I think your case is a transaction; first figure out the solution to the problem in general, then consider whether a trigger is needed.
The table structure you have is a common pattern, in which the table has a foreign key to itself -- in this case prereqid is a reference to one or more other records in the same table. You are tracking courses, it seems, and one attribute of a course is that it may require that you take one or more other courses first.
Consider this important question: are prerequisites strictly hierarchical? For example, do you have to take CS 100 before taking CS 101, and CS 101 before taking CS 200? In this case, the prerequisites of CS 200 are 100, and 101 ... but (importantly) each course has only one prerequisite -- they form a chain. In this case, you don't need a trigger, because presumably the prerequisite of a course is known when you insert it's record.

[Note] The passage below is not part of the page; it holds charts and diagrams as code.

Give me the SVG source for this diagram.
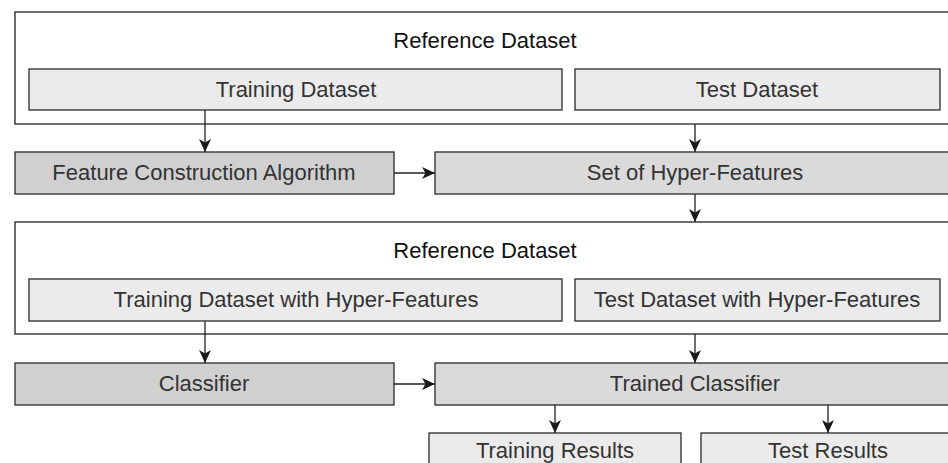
<svg xmlns="http://www.w3.org/2000/svg" width="948" height="463" viewBox="0 0 948 463">
  <style>
    .frame { fill: #ffffff; stroke: #222222; stroke-width: 1.3; }
    .light { fill: #ebebeb; stroke: #2a2a2a; stroke-width: 1.3; }
    .mid { fill: #dadada; stroke: #2a2a2a; stroke-width: 1.3; }
    .dark { fill: #d0d0d0; stroke: #2a2a2a; stroke-width: 1.3; }
    text { font-family: "Liberation Sans", Arial, Helvetica, sans-serif; font-size: 22px; text-anchor: middle; fill: #333333; }
    text.title { fill: #111111; }
    .edge { stroke: #222222; stroke-width: 1.3; fill: none; marker-end: url(#arrow); }
  </style>
  <defs>
    <marker id="arrow" markerUnits="userSpaceOnUse" markerWidth="13" markerHeight="13" refX="13" refY="6.5" orient="auto">
      <path d="M0,0.5 L13,6.5 L0,12.5 L3.5,6.5 Z" fill="#1a1a1a"/>
    </marker>
  </defs>

  <rect width="948" height="463" fill="#ffffff"/>

  <!-- first reference dataset -->
  <g id="reference-dataset-1">
    <rect class="frame" x="15" y="12" width="950" height="112"/>
    <text class="title" x="485" y="48">Reference Dataset</text>
  </g>
  <g id="training-dataset">
    <rect class="light" x="29" y="69" width="533" height="41"/>
    <text x="296" y="97">Training Dataset</text>
  </g>
  <g id="test-dataset">
    <rect class="light" x="575" y="69" width="365" height="41"/>
    <text x="757" y="97">Test Dataset</text>
  </g>

  <g id="feature-construction">
    <rect class="dark" x="15" y="152" width="379" height="42"/>
    <text x="204" y="180">Feature Construction Algorithm</text>
  </g>
  <g id="hyper-features">
    <rect class="mid" x="435" y="152" width="530" height="42"/>
    <text x="695" y="180">Set of Hyper-Features</text>
  </g>

  <!-- second reference dataset -->
  <g id="reference-dataset-2">
    <rect class="frame" x="15" y="222" width="950" height="112"/>
    <text class="title" x="485" y="258">Reference Dataset</text>
  </g>
  <g id="training-dataset-hf">
    <rect class="light" x="29" y="279" width="533" height="42"/>
    <text x="296" y="307">Training Dataset with Hyper-Features</text>
  </g>
  <g id="test-dataset-hf">
    <rect class="light" x="575" y="279" width="365" height="42"/>
    <text x="757" y="307">Test Dataset with Hyper-Features</text>
  </g>

  <g id="classifier">
    <rect class="dark" x="15" y="363" width="379" height="42"/>
    <text x="204" y="391">Classifier</text>
  </g>
  <g id="trained-classifier">
    <rect class="mid" x="435" y="363" width="530" height="42"/>
    <text x="695" y="391">Trained Classifier</text>
  </g>

  <g id="training-results">
    <rect class="light" x="429" y="433" width="252" height="42"/>
    <text x="555" y="458">Training Results</text>
  </g>
  <g id="test-results">
    <rect class="light" x="701" y="433" width="264" height="42"/>
    <text x="828" y="458">Test Results</text>
  </g>

  <g id="connectors">
    <line class="edge" x1="205" y1="110" x2="205" y2="152"/>
    <line class="edge" x1="695" y1="124" x2="695" y2="152"/>
    <line class="edge" x1="394" y1="173" x2="435" y2="173"/>
    <line class="edge" x1="695" y1="194" x2="695" y2="222"/>
    <line class="edge" x1="205" y1="321" x2="205" y2="363"/>
    <line class="edge" x1="695" y1="334" x2="695" y2="363"/>
    <line class="edge" x1="394" y1="384" x2="435" y2="384"/>
    <line class="edge" x1="555" y1="405" x2="555" y2="433"/>
    <line class="edge" x1="828" y1="405" x2="828" y2="433"/>
  </g>
</svg>
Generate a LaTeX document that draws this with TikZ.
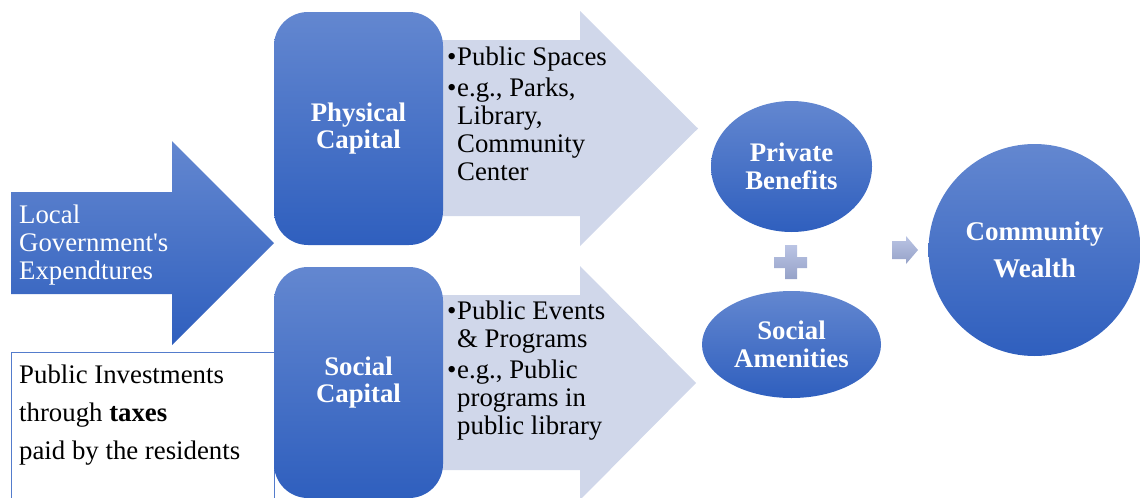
\documentclass[tikz,border=0pt]{standalone}
\usepackage{fontspec}
\setmainfont{Liberation Serif}
\usetikzlibrary{shapes.geometric}

\definecolor{capTop}{RGB}{99,135,208}
\definecolor{capBot}{RGB}{47,95,190}
\definecolor{paleArrow}{RGB}{208,215,234}
\definecolor{plusTop}{RGB}{186,196,228}
\definecolor{plusBot}{RGB}{150,162,200}
\definecolor{boxLine}{RGB}{84,124,204}

\newcommand{\bfont}{\fontsize{26.8}{27.7}\selectfont}
\newcommand{\bul}{\makebox[10pt][l]{\textbullet}}
\newcommand{\ind}{\hspace*{10pt}}

\tikzset{
  blueshade/.style={top color=capTop, bottom color=capBot, draw=none},
  capbox/.style={blueshade, rounded corners=34pt, minimum width=169pt, text=white,
    font=\bfont\bfseries, align=center},
  goal/.style={ellipse, blueshade, inner sep=0pt, text=white, font=\bfont\bfseries, align=center},
  notes/.style={anchor=base west, inner sep=0pt, font=\bfont, align=left},
  pale/.style={fill=paleArrow, draw=none}
}

\begin{document}
\begin{tikzpicture}[x=1pt, y=-1pt]
		\useasboundingbox (0,0) rectangle (1141,498);
		\clip (0,0) rectangle (1141,498);
		\fill[pale] (440,40) -- (580,40) -- (580,11) -- (698,128.5) -- (580,246) -- (580,216) -- (440,216) -- cycle;
		\fill[pale] (440,295) -- (580,295) -- (580,266) -- (696,383) -- (580,500) -- (580,470) -- (440,470) -- cycle;
		\path[blueshade] (11,192) -- (172,192) -- (172,141) -- (274,243) -- (172,345) -- (172,294) -- (11,294) -- cycle;
		\draw[boxLine, line width=1pt] (11,352) rectangle (274,520);
		\node[notes, text=white] (exp) at (19,279) {Local\\Government\textquotesingle s\\Expendtures};
		\node[notes, font=\fontsize{26.8}{37.7}\selectfont] (tax) at (19,459) {Public Investments\\through \textbf{taxes}\\paid by the residents};
		\node[capbox, minimum height=233pt] (phys) at (358.5,128.5) {Physical\\Capital};
		\node[capbox, minimum height=231pt] (soc) at (358.5,382.5) {Social\\Capital};
		\node[notes] (spaces) at (447,180) {\bul Public Spaces\\[4pt]\bul e.g., Parks,\\\ind Library,\\\ind Community\\\ind Center};
		\node[notes] (events) at (447,434.3) {\bul Public Events\\\ind \& Programs\\[4pt]\bul e.g., Public\\\ind programs in\\\ind public library};
		\node[goal, minimum width=161pt, minimum height=131pt] (priv) at (791.5,166.5) {Private\\Benefits};
		\node[goal, minimum width=179pt, minimum height=107pt] (amen) at (791.5,344.5) {Social\\Amenities};
		\path[top color=plusTop, bottom color=plusBot] (785,245) -- (797,245) -- (797,257) -- (807,257) -- (807,268) -- (797,268) -- (797,279) -- (785,279) -- (785,268) -- (774,268) -- (774,257) -- (785,257) -- cycle;
		\path[top color=plusTop, bottom color=plusBot] (892,241) -- (906,241) -- (906,236) -- (918,250) -- (906,264) -- (906,259) -- (892,259) -- cycle;
		\node[goal, circle, minimum size=212pt, font=\fontsize{27}{37}\selectfont\bfseries] (wealth) at (1034.5,250) {Community\\Wealth};
\end{tikzpicture}
\end{document}
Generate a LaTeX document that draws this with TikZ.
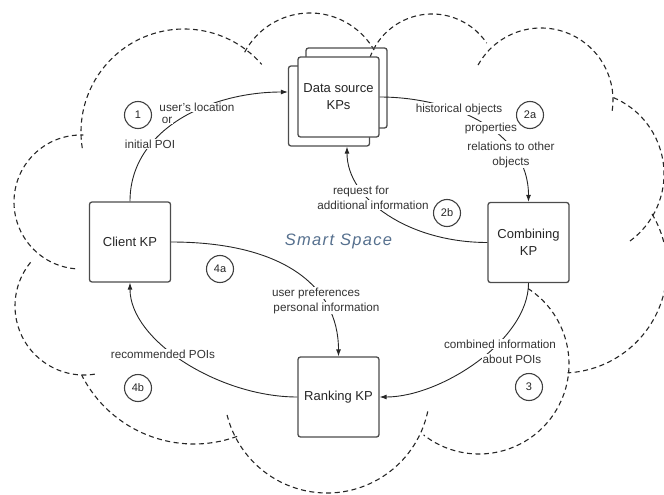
\documentclass[tikz,border=0pt]{standalone}
\usepackage{fontspec}
\setmainfont{Liberation Sans}
\newfontfamily\spacedfont[LetterSpace=8]{Liberation Sans}
\usetikzlibrary{arrows.meta}
\definecolor{smartblue}{HTML}{56708E}

\begin{document}
\begin{tikzpicture}[x=1pt, y=-1pt,
  cloud/.style={draw=black!85, line width=1.1pt, dash pattern=on 5pt off 3.5pt},
  kp/.style={draw=black!70, line width=1.3pt, rounded corners=2.5pt,
    minimum width=81pt, minimum height=80pt, inner sep=0pt, align=center,
    font=\fontsize{13}{17}\selectfont, text=black!85},
  flow/.style={draw=black!85, line width=0.9pt, -{Latex[length=7pt,width=5pt]}},
  lbl/.style={fill=white, inner sep=0.7pt, align=center,
    font=\fontsize{11.7}{15}\selectfont, text=black!80},
  num/.style={circle, draw=black!75, line width=1.1pt, minimum size=27pt,
    inner sep=0pt, font=\fontsize{11}{13}\selectfont, text=black!85}]

\useasboundingbox (0,0) rectangle (664,495);
\clip (0,0) rectangle (664,495);

% dashed cloud outline: centre x / centre y / radius / start angle / end angle
\foreach \cx/\cy/\r/\a/\b in {
  184/132/103/171/319,
  310/87/74/208/330,
  432/80/66/200/326,
  541/100/72/209/369,
  581/174/83/293/416,
  562/268/105/-31/87,
  479/364/90/-57/128,
  327/390/103/12/166,
  194/318/126/70/153,
  84/306/69/81/222,
  81/202/67/95/272}
  \draw[cloud] (\cx,\cy) ++(\a:\r) arc[start angle=\a, end angle=\b, radius=\r];

\node[font=\spacedfont\fontsize{16.5}{20}\selectfont\itshape, text=smartblue]
  (smart) at (338.5,241) {Smart Space};

% knowledge processors
\node[kp] (dsA) at (346.5,88) {};
\node[kp] (dsC) at (329,106) {};
\node[kp, fill=white] (ds) at (338.5,97) {Data source\\KPs};
\node[kp] (client) at (130,242) {Client KP};
\node[kp] (comb) at (528.5,242.5) {Combining\\KP};
\node[kp] (rank) at (338.5,397) {Ranking KP};

% information flows
\draw[flow] (client.north) .. controls +(0,-72) and +(-78,0) .. ([yshift=14pt]dsC.west);
\draw[flow] (ds.east) .. controls +(71,0) and +(0,-72) .. (comb.north);
\draw[flow] (comb.west) .. controls +(-78,0) and +(0,53) .. ([xshift=18pt]dsC.south);
\draw[flow] (comb.south) .. controls +(0,57) and +(61,0) .. (rank.east);
\draw[flow] (client.east) .. controls +(109,0) and +(0,-72) .. (rank.north);
\draw[flow] (rank.west) .. controls +(-78,0) and +(0,58) .. (client.south);

% flow labels
\node[lbl] (l1b) at (167,120.5) {or};
\node[lbl] (l1a) at (197,107.5) {user's location};
\node[lbl] (l1c) at (150,144) {initial POI};
\node[lbl] (l2a) at (459,109) {historical objects};
\node[lbl] (l2b) at (491,128) {properties};
\node[lbl] (l2c) at (511,154.5) {relations to other\\objects};
\node[lbl] (l2d) at (361,191) {request for};
\node[lbl] (l2e) at (373,205) {additional information};
\node[lbl] (l4a) at (316,293) {user preferences};
\node[lbl] (l4b) at (326.5,308) {personal information};
\node[lbl] (l3a) at (500,344) {combined information};
\node[lbl] (l3b) at (512,359) {about POIs};
\node[lbl] (l4c) at (163,354) {recommended POIs};

% step numbers
\node[num] (n1) at (138,115) {1};
\node[num] (n2a) at (530,115) {2a};
\node[num] (n2b) at (447,213) {2b};
\node[num] (n3) at (529,387) {3};
\node[num] (n4a) at (220,269) {4a};
\node[num] (n4b) at (138,388) {4b};
\end{tikzpicture}
\end{document}
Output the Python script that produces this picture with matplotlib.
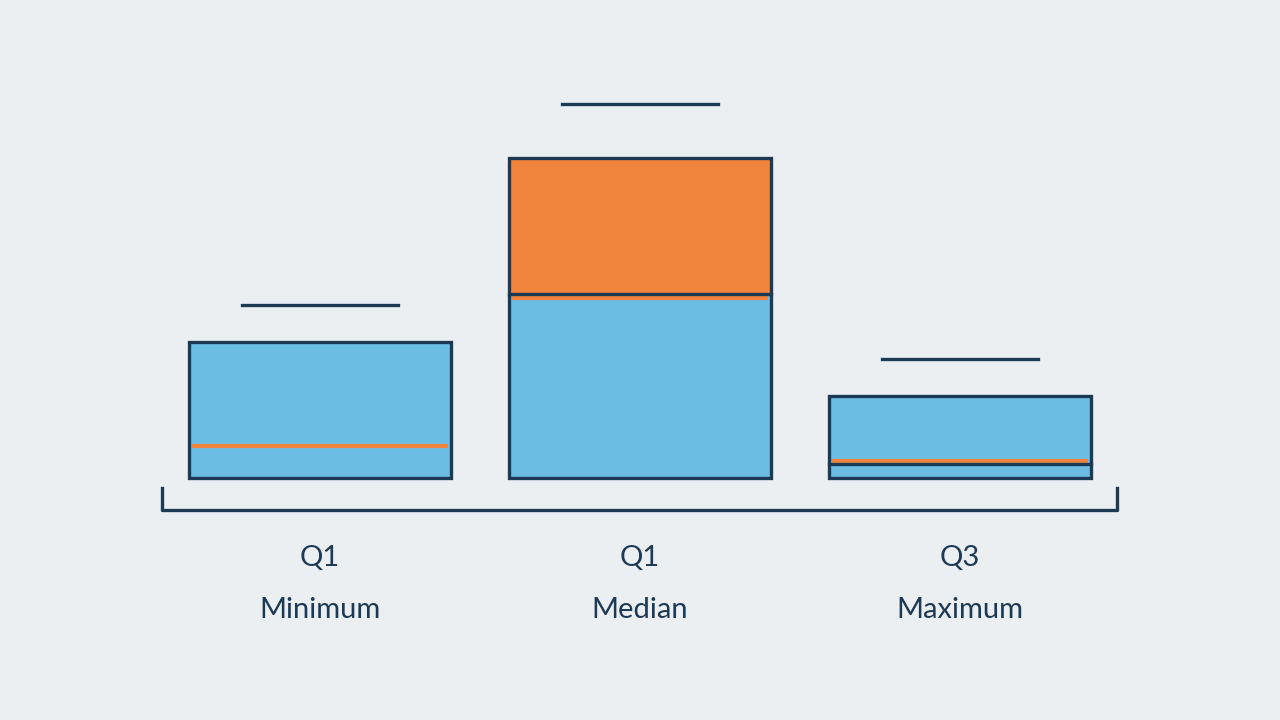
import matplotlib
matplotlib.use("Agg")
import matplotlib.pyplot as plt

categories = ["Q1\nMinimum", "Q1\nMedian", "Q3\nMaximum"]
blue_vals = [4.0, 5.4, 2.4]
orange_vals = [0.0, 4.0, 0.0]
cap_vals = [5.1, 11.0, 3.5]
orange_line = [0.94, 5.3, 0.5]
dark_line = [None, 5.4, 0.4]

navy = "#1d3a55"
blue = "#6cbde3"
orange = "#f0843c"
bg = "#eceff2"

fig = plt.figure(figsize=(12.8, 7.2), dpi=100, facecolor=bg)
ax = fig.add_axes([0, 0, 1, 1], facecolor=bg)
ax.set_xlim(-1, 3)
ax.set_ylim(-7.12, 14.06)
ax.axis("off")

x = list(range(len(categories)))
w = 0.82
ax.bar(x, blue_vals, w, color=blue, edgecolor="none", zorder=2)
ax.bar(x, orange_vals, w, bottom=blue_vals, color=orange, edgecolor="none", zorder=2)
tot = [b + o for b, o in zip(blue_vals, orange_vals)]
ax.bar(x, tot, w, fill=False, edgecolor=navy, linewidth=2.4, zorder=4)
for i in x:
    ax.plot([i - w/2 + 0.01, i + w/2 - 0.01], [orange_line[i]] * 2, color=orange, lw=3, zorder=3, solid_capstyle="butt")
    if dark_line[i] is not None:
        ax.plot([i - w/2, i + w/2], [dark_line[i]] * 2, color=navy, lw=2.4, zorder=3)
    ax.plot([i - 0.245, i + 0.245], [cap_vals[i]] * 2, color=navy, lw=2.4, zorder=3)
    q, name = categories[i].split("\n")
    ax.text(i, -2.35, q, ha="center", va="center", fontsize=21, color=navy, family="Lato")
    ax.text(i, -3.88, name, ha="center", va="center", fontsize=21, color=navy, family="Lato")

ax.plot([-0.494, -0.494, 2.49, 2.49], [-0.29, -0.94, -0.94, -0.29], color=navy, lw=2.4, zorder=3)

fig.savefig("out.png", dpi=100, facecolor=bg)
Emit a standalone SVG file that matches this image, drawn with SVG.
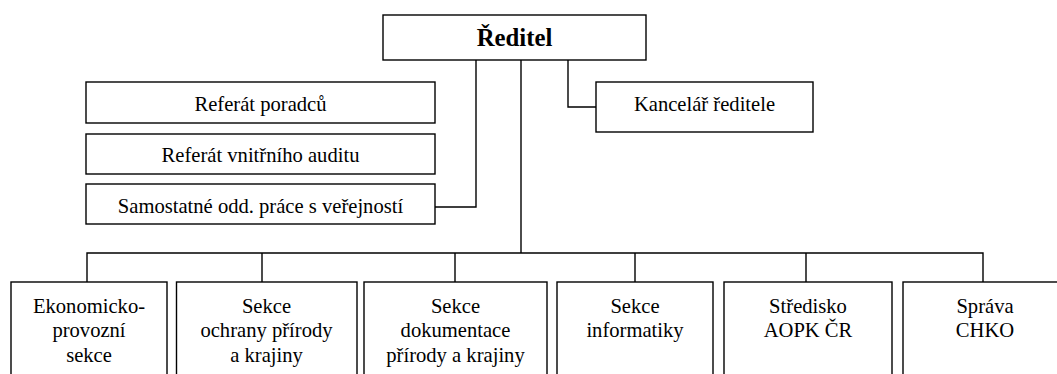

In contrast, consider an econ course in econometrics, Econ 200, which requires both that you have taken Econ 100 and Math 102. This is the more likely scenario, and in this case your data model does not handle this case well, so that's the first thing to deal with.
In the second case, you have a relationship: one course has from zero to many prerequisites, and by thinking of it this way, you would model this as two tables: the course table that has information about term and year, and another that has has a foreign key to the courses table. Again, inserting into the courses table requires that you know 1) the information about the course, and 2) the courses that are its prerequisites.
If you captured this in one screen, to insert a new course, you would need to start a transaction. The first command would insert into the courses record, and (presumably) auto-generate the primary key of the course. Then, you would need to use the primary keys of each of the prerequisite courses and, for each insert a new row into the prerequisites table. When all of this was done, you would commit the transaction and all records would be written. In this case, you could do this as a stored procedure (in this case perhaps a trigger), or just as a transaction in program code.
I suspect you'll look at this and say, "yeah, but I just need to figure out how to write a trigger in PostgreSQL". The easy part is the CREATE TRIGGER command; the hard part is the CREATE FUNCTION -- that's where you'll need to decide how to implement it, and where you would decide that this must be an atomic transaction, and some other stuff. Ask a more specific question when you get there.